As Oscar Wilde noted—all comparisons are odious. However in this instance it’s hard not to compare the all-Trini movie Between Friends, which made its Caribbean premiere last Tuesday night at the Central Bank Auditorium, with the recently released Jamaican (shot in Trinidad), Home Again.
Both are didactic socio-dramas, highlighting significant regional and global issues. While Home Again focused on the plight of deportees, Between Friends is concerned with young adults’ exploration of sex (platonic and otherwise, but strictly heterosexual), relationships and the unforeseen risks of unprotected sex, notably HIV.
Between Friends has already garnered awards and showcases at major diasporic film festivals both in North America and Africa, and it’s not hard to see why. It’s Aids awareness message directed at a young audience is probably worth a 100 public sexual health campaigns (particularly in the Caribbean and Africa, two regions which still unfortunately register far too high in Aids statistics). An attractive young cast, a contemporary soundtrack and some stunning cinematography, which brings the new Port-of-Spain cityscape to the screen for the first time along with the usual tropical tropes of Maracas and Mayaro beaches, all make for easy-on-the-eye viewing.
While kudos is due to both director Omari Jackson and The T&T Film Company for their joint venture, this review seeks to move beyond self-congratulation, and to assess the movie as a feature film, vying for screening space in world cinema. Engaged film which examines important social issues has been with us since the days of Eisenstein. Slumdogs and City of God are only two recent examples from the developing world which have captivated a world audience, largely because the messages they carry are subliminal or suggested rather than explicit. It’s the old story of showing rather than telling, what poet TS Eliot called the “objective correlative”.

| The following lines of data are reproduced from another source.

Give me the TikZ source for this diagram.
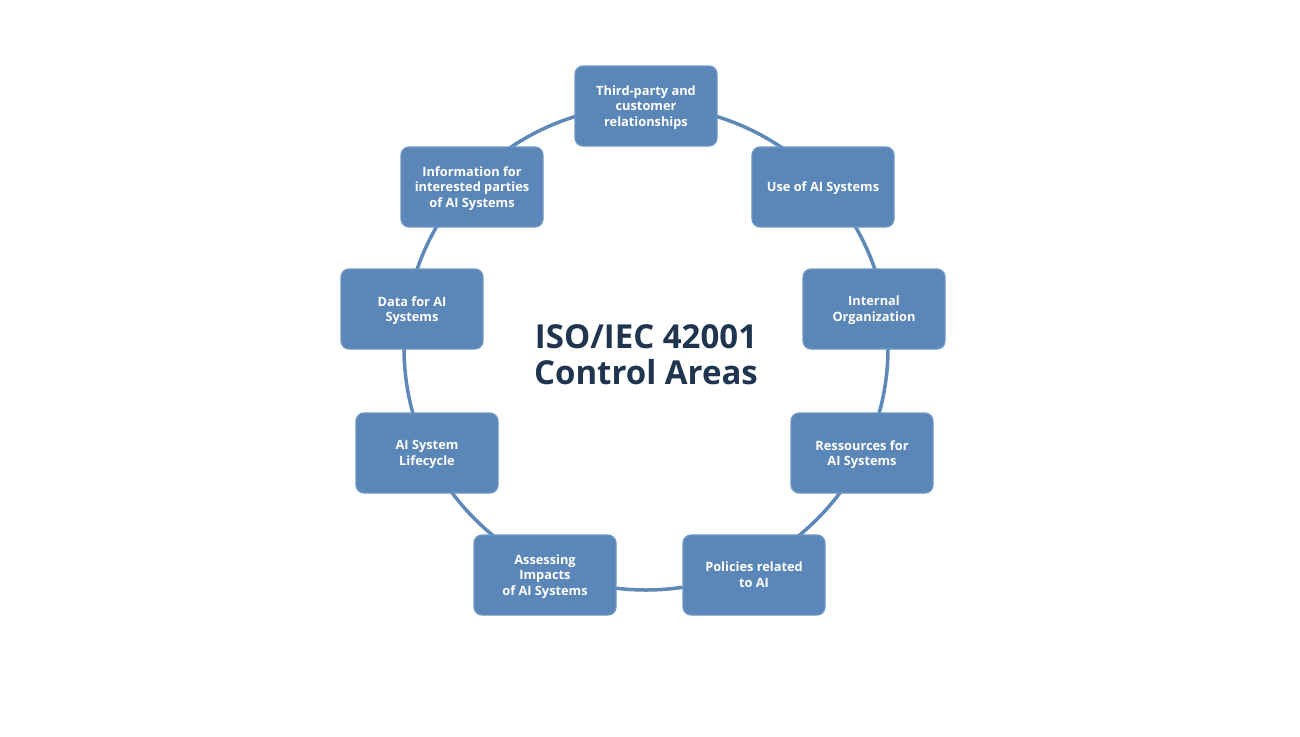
\documentclass[tikz,border=0pt]{standalone}
\usepackage{fontspec}
\setmainfont{Open Sans}
\begin{document}
\begin{tikzpicture}[x=1pt,y=-1pt,
  area/.style={draw=areaborder,line width=1.2pt,fill=areafill,rounded corners=8pt,
    minimum width=142pt,minimum height=80pt,text=white,align=center,
    font=\fontsize{12.8}{15.8}\selectfont\bfseries,inner sep=2pt,text depth=0pt},
  ring/.style={draw=ringcol,line width=3.5pt}]
\definecolor{areafill}{HTML}{5B86B8}
\definecolor{areaborder}{HTML}{6E97C4}
\definecolor{ringcol}{HTML}{5E88B7}
\definecolor{titlecol}{HTML}{1F354F}
\useasboundingbox (0,0) rectangle (1300,736);
\fill[white] (0,0) rectangle (1300,736);
\coordinate (c) at (646,348);
\draw[ring] (c) circle[radius=242pt];
\node[font=\fontsize{33}{36}\selectfont\bfseries,text=titlecol,align=center] (title) at (646,355) {ISO/IEC 42001\\Control Areas};
\node[area] (n1) at (646,106) {Third-party and\\customer\\relationships};
\node[area] (n2) at (823,187) {Use of AI Systems};
\node[area] (n3) at (874,309) {Internal\\Organization};
\node[area] (n4) at (862,453) {Ressources for\\AI Systems};
\node[area] (n5) at (754,575) {Policies related\\to AI};
\node[area] (n6) at (545,575) {Assessing\\Impacts\\of AI Systems};
\node[area] (n7) at (427,453) {AI System\\Lifecycle};
\node[area] (n8) at (412,309) {Data for AI\\Systems};
\node[area] (n9) at (472,187) {Information for\\interested parties\\of AI Systems};
\end{tikzpicture}
\end{document}
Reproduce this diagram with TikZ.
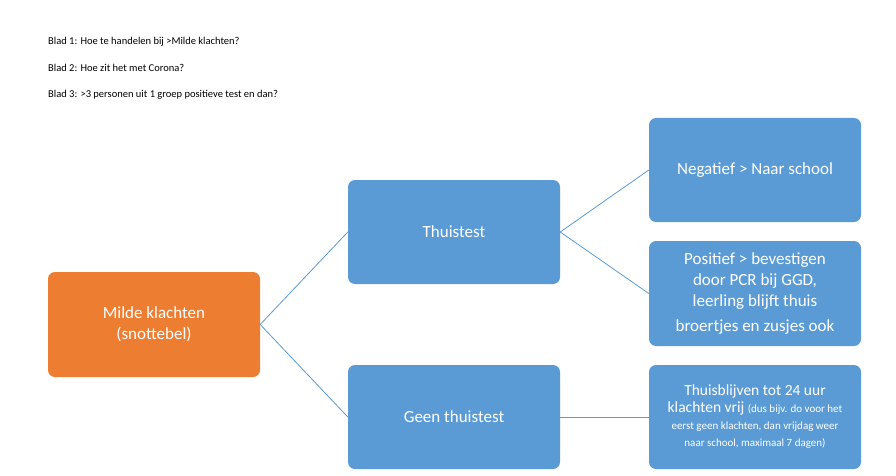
\documentclass[tikz,border=0pt]{standalone}
\usepackage{fontspec}
\setmainfont{Carlito}
\definecolor{ob}{HTML}{5B9BD5}
\definecolor{oo}{HTML}{ED7D31}
\begin{document}
\begin{tikzpicture}[x=1pt,y=-1pt,
 box/.style={draw=none,fill=ob,rounded corners=7pt,minimum width=212pt,minimum height=104pt,text=white,align=center,font=\fontsize{17}{21}\selectfont,inner sep=2pt},
 ln/.style={draw=ob,line width=0.8pt},
 hd/.style={anchor=west,font=\fontsize{10.5}{12}\selectfont,inner sep=0pt}]
\useasboundingbox[fill=white] (0,0) rectangle (896,476);
\node[hd] (h1) at (48,42) {Blad 1: Hoe te handelen bij >Milde klachten?};
\node[hd] (h2) at (48,68) {Blad 2: Hoe zit het met Corona?};
\node[hd] (h3) at (48,95) {Blad 3: >3 personen uit 1 groep positieve test en dan?};
\node[box,fill=oo,minimum height=105pt] (m) at (154,324.5) {Milde klachten\\(snottebel)};
\node[box] (t) at (454,232) {Thuistest};
\node[box] (g) at (454,417) {Geen thuistest};
\node[box] (n) at (755,170) {Negatief > Naar school};
\node[box,minimum height=105pt] (p) at (755,293.5) {Positief > bevestigen\\door PCR bij GGD,\\leerling blijft thuis\\[4pt]broertjes en zusjes ook};
\node[box,font=\fontsize{15.5}{17}\selectfont] (b) at (755,417) {Thuisblijven tot 24 uur\\klachten vrij {\fontsize{11}{14}\selectfont(dus bijv. do voor het}\\{\fontsize{11}{14}\selectfont eerst geen klachten, dan vrijdag weer}\\{\fontsize{11}{18}\selectfont naar school, maximaal 7 dagen)}};
\draw[ln] (m.east) -- (t.west);
\draw[ln] (m.east) -- (g.west);
\draw[ln] (t.east) -- (n.west);
\draw[ln] (t.east) -- (p.west);
\draw[ln] (g.east) -- (b.west);
\end{tikzpicture}
\end{document}
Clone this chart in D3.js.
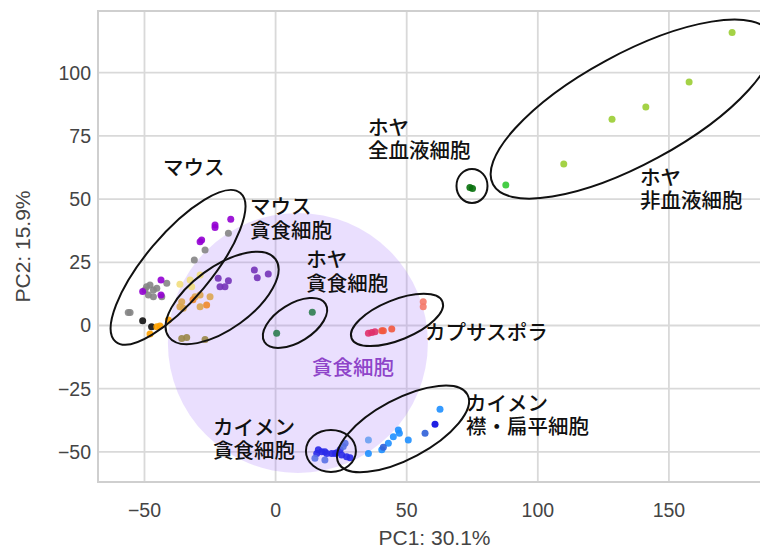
<!DOCTYPE html>
<html><head><meta charset="utf-8">
<script src="https://cdn.jsdelivr.net/npm/d3@7"></script>
<style>body{margin:0;background:#fff} svg{display:block}</style>
</head><body><svg id="c" width="760" height="551"></svg>
<script>
// ---- data (PC1, PC2) ----
const xTicks = [-50, 0, 50, 100, 150];
const yTicks = [-50, -25, 0, 25, 50, 75, 100];
const xTitle = "PC1: 30.1%";
const yTitle = "PC2: 15.9%";

const mouseViolet = [[-17.1,42.0],[-23.1,39.8],[-23.1,38.8],[-28.2,33.8],[-28.8,33.1],[-43.7,18.0],[-50.7,13.4],[-43.7,12.1]];
const mouseGrey = [[-18.0,36.5],[-26.9,29.9],[-31.0,25.9],[-49.2,15.3],[-47.9,16.0],[-49.8,14.0],[-46.6,14.0],[-45.3,14.7],[-41.5,16.7],[-48.5,12.1],[-46.6,11.4],[-43.4,11.4],[-55.5,5.1],[-56.2,5.1]];
const mouseBlack = [[-50.7,1.9],[-47.3,-0.5]];
const mouseOrange = [[-45.3,-0.5],[-44.1,-0.2],[-47.9,-3.4],[-40.9,2.2]];
const mouseKhaki = [[-36.5,16.3],[-32.6,18.0],[-28.8,20.0],[-32.0,15.3]];
const mouseTan = [[-30.7,11.4],[-28.8,12.1],[-35.8,9.4],[-36.5,7.4],[-25.0,11.4],[-28.8,7.4],[-35.2,6.8]];
const mouseAmber = [[-26.3,8.1],[-31.5,10.2]];
const mouseOlive = [[-35.8,-5.1],[-33.9,-4.7],[-26.9,-5.5]];
const mousePhago = [[-21.9,18.7],[-18.0,17.7],[-21.2,15.3],[-19.3,15.3],[-8.1,22.0],[-7.0,18.9],[-2.8,20.4]];
const ascPhago = [[14.0,5.2],[0.4,-3.1]];
const capsCrimson = [[35.4,-3.1],[36.7,-2.8],[37.9,-2.5]];
const capsOrange = [[40.5,-2.1],[41.1,-2.1],[44.3,-1.4]];
const capsSalmon = [[56.3,9.4],[56.3,7.4]];
const spongePhago = [[16.3,-49.2],[15.7,-50.6],[17.6,-49.9],[18.8,-49.9],[19.5,-50.6],[21.4,-50.6],[22.7,-50.6],[23.3,-50.3],[24.6,-49.2],[25.2,-51.2],[27.1,-51.9],[28.4,-52.3]];
const spongePhagoLight = [[25.8,-47.9],[26.5,-46.6],[15.0,-52.5],[18.8,-53.2]];
const spongeChoano = [[35.4,-50.6],[40.5,-49.2],[43.0,-46.6],[44.9,-44.0],[46.8,-41.3],[47.2,-42.6],[50.6,-45.3],[62.7,-33.1]];
const spongeChoanoLight = [[35.4,-45.3]];
const spongeChoanoDark = [[41.1,-48.2],[57.0,-42.6]];
const spongeChoanoDeep = [[60.8,-39.1]];
const ascNonBlood = [[174.1,115.9],[157.7,96.3],[141.2,86.4],[128.3,81.6],[109.9,63.9]];
const ascNonBloodBright = [[87.8,55.6]];
const ascBlood = [[74.1,54.6],[75.1,54.2]];

// annotation geometry (centre in data units)
const groupRings = [
  {cx:-37.2, cy:23.0, a:97, b:33, rot:-50},
  {cx:-20.4, cy:10.9, a:66, b:31, rot:-36},
  {cx:7.4, cy:1.0, a:36, b:19, rot:-32},
  {cx:46.3, cy:2.2, a:49, b:20, rot:-22},
  {cx:21.1, cy:-49.6, a:25, b:21, rot:0},
  {cx:48.6, cy:-40.9, a:73, b:30, rot:-28},
  {cx:74.9, cy:55.2, a:15.5, b:17, rot:0},
  {cx:135.9, cy:85.6, a:158, b:55, rot:-28.5}
];
const phagoZone = {cx:8.5, cy:-6.9, r:130};

const labels = [
  {x:-42.9, y:59.5, lines:["マウス"], color:"#111"},
  {x:-9.8, y:44.1, lines:["マウス","貪食細胞"], color:"#111"},
  {x:11.7, y:23.1, lines:["ホヤ","貪食細胞"], color:"#111"},
  {x:35.2, y:75.4, lines:["ホヤ","全血液細胞"], color:"#111"},
  {x:139.0, y:55.6, lines:["ホヤ","非血液細胞"], color:"#111"},
  {x:57.0, y:-5.9, lines:["カプサスポラ"], color:"#111"},
  {x:72.6, y:-33.8, lines:["カイメン","襟・扁平細胞"], color:"#111"},
  {x:-23.9, y:-43.3, lines:["カイメン","貪食細胞"], color:"#111"},
  {x:13.9, y:-19.6, lines:["貪食細胞"], color:"#8e44c9"}
];

const series = [
  {d:mouseGrey, c:"#858585"},
  {d:mouseViolet, c:"#9400d3"},
  {d:mouseBlack, c:"#111111"},
  {d:mouseOrange, c:"#ffa200"},
  {d:mouseKhaki, c:"#f2de7e"},
  {d:mouseTan, c:"#dca550"},
  {d:mouseAmber, c:"#f08a2a"},
  {d:mouseOlive, c:"#9a8748"},
  {d:mousePhago, c:"#7433b8"},
  {d:ascPhago, c:"#2e7d50"},
  {d:capsCrimson, c:"#e0306a"},
  {d:capsOrange, c:"#f2583e"},
  {d:capsSalmon, c:"#f47a6a"},
  {d:spongePhago, c:"#2a2ae8"},
  {d:spongePhagoLight, c:"#5a72e6"},
  {d:spongeChoano, c:"#1e8fff"},
  {d:spongeChoanoLight, c:"#6aa0f2"},
  {d:spongeChoanoDark, c:"#2f5fd8"},
  {d:spongeChoanoDeep, c:"#0808e0"},
  {d:ascNonBlood, c:"#9acd32"},
  {d:ascNonBloodBright, c:"#32c832"},
  {d:ascBlood, c:"#08700c"}
];

// ---- layout ----
const W = 760, H = 551;
const L = 98, R = 775, T = 11, B = 482;
const x = d3.scaleLinear().domain([-67.73, 190.46]).range([L, R]);
const y = d3.scaleLinear().domain([-61.91, 124.41]).range([B, T]);

const svg = d3.select("#c");
svg.append("defs").append("clipPath").attr("id","plot")
  .append("rect").attr("x",L).attr("y",T).attr("width",R-L).attr("height",B-T);

svg.append("rect").attr("x",L).attr("y",T).attr("width",R-L).attr("height",B-T).attr("fill","#fff");

const grid = svg.append("g");
grid.selectAll(".vx").data(xTicks).join("line")
  .attr("x1",d=>x(d)).attr("x2",d=>x(d)).attr("y1",T).attr("y2",B)
  .attr("stroke","#d9d9d9").attr("stroke-width",1.8);
grid.selectAll(".hy").data(yTicks).join("line")
  .attr("y1",d=>y(d)).attr("y2",d=>y(d)).attr("x1",L).attr("x2",R)
  .attr("stroke","#d9d9d9").attr("stroke-width",1.8);

const plot = svg.append("g").attr("clip-path","url(#plot)");
plot.append("circle").attr("cx",x(phagoZone.cx)).attr("cy",y(phagoZone.cy)).attr("r",phagoZone.r)
  .attr("fill","rgb(160,110,250)").attr("fill-opacity",0.22);

series.forEach(s=>{
  plot.append("g").selectAll("circle").data(s.d).join("circle")
    .attr("cx",d=>x(d[0])).attr("cy",d=>y(d[1])).attr("r",3.5)
    .attr("fill",s.c).attr("fill-opacity",0.9);
});

plot.append("g").selectAll("ellipse").data(groupRings).join("ellipse")
  .attr("transform",d=>`translate(${x(d.cx)},${y(d.cy)}) rotate(${d.rot})`)
  .attr("rx",d=>d.a).attr("ry",d=>d.b)
  .attr("fill","none").attr("stroke","#111").attr("stroke-width",2);

const lab = svg.append("g").attr("font-family","'Noto Sans CJK JP', sans-serif")
  .attr("font-size",20.5).attr("font-weight",500);
labels.forEach(l=>{
  const t = lab.append("text").attr("x",x(l.x)).attr("y",y(l.y)).attr("fill",l.color);
  l.lines.forEach((s,i)=>t.append("tspan").attr("x",x(l.x)).attr("dy",i?23.5:0).text(s));
});

svg.append("rect").attr("x",L).attr("y",T).attr("width",R-L).attr("height",B-T)
  .attr("fill","none").attr("stroke","#cfcfcf").attr("stroke-width",2);

const ax = svg.append("g").attr("font-family","'Liberation Sans', Arial, sans-serif").attr("fill","#444");
ax.selectAll(".xt").data(xTicks).join("text")
  .attr("x",d=>x(d)).attr("y",517).attr("text-anchor","middle").attr("font-size",19.5)
  .text(d=>d3.format("")(d).replace("-","\u2212"));
ax.selectAll(".yt").data(yTicks).join("text")
  .attr("x",91).attr("y",d=>y(d)).attr("dy","0.35em").attr("text-anchor","end").attr("font-size",19.5)
  .text(d=>d3.format("")(d).replace("-","\u2212"));
ax.append("text").attr("x",(L+R)/2 - 2).attr("y",545).attr("text-anchor","middle").attr("font-size",21).text(xTitle);
ax.append("text").attr("transform",`translate(30,${(T+B)/2}) rotate(-90)`).attr("text-anchor","middle").attr("font-size",21).text(yTitle);
</script></body></html>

In the two cited films, audiences are pulled into a human drama, carried by characters with an onscreen life of their own, apparently unhindered by directoral strings. We believe in these characters and care what happens to them and it’s only our engagement with their stories, rather than an idea however laudable, that we are drawn to reflect on the messages embedded in their stories.
There’s no disputing the attractiveness of the cast of Between Friends but within the confines of the script, none of them are able to escape from stereotype (married man cheating, young sexually irresponsible stud, undecided tease, naive virgin duped by exploitative older man, faithful best friend seeking more than a platonic relationship, odd girl out who resists peer pressure to have sex she’s not ready for). Apart from admiring their clothes or physiques, do we actually believe in or care about a group of privileged, over-protected youths angsting about the mechanics of sex, how to initiate or maintain control in relationships?
Much of the dialogue repeats clichés which don’t advance necessary audience empathy: “We’ve never spent the night together…I’m working late at the office…Why do you always come over for sex and just leave afterwards?...You men are all the same, anything to get a girl in bed and then you move on…You’re such a slut you ol’ ho etc.”
Despite the very best of intentions, Between Friends never really frees itself from its message(s) or allows the audience to come to their own conclusions, which creates an unnecessary tension between wanting to endorse the message, while trying to relate to characters who are at best two dimensional, in a script that wavers between socio drama and public sexual health sensitisation. At times it views as two separate projects, and narratives incongruously stitched together.
What starts out as a rites of passage, bildungsroman narrative shifts to Aids case-study, complete with clumsy indoctrination about prejudice—notably in the scenes where Denis the married cheat diagnosed as HIV positive is scorned by his co-workers. Director Jackson remarked at the premiere that the film had been “ a labour of love” and it may seem uncharitable to criticise a project aimed at informing and alerting vulnerable young people to the sometimes cruel risks of unprotected sex and exploitative relationships.
The cases of Maria, whose future as a law student is threatened by her one night stand with stud Jimani and Mia the 17-year-old fooled by married player Denis may be real and salutary, but if the main directoral objective was to alert young audiences to the risks of unsafe sex, how many of those watching the screen will relate to the lives of a group of young people living the life of the gated bourgeoisie? True there’s the obvious message that disease is no respecter of social class but as Mcluhan pointed out years ago—the medium is the message and unconvincing acting and a script which fails to move beyond stereotype and cliche cannot be redeemed by either good intentions or some exotic backdrops.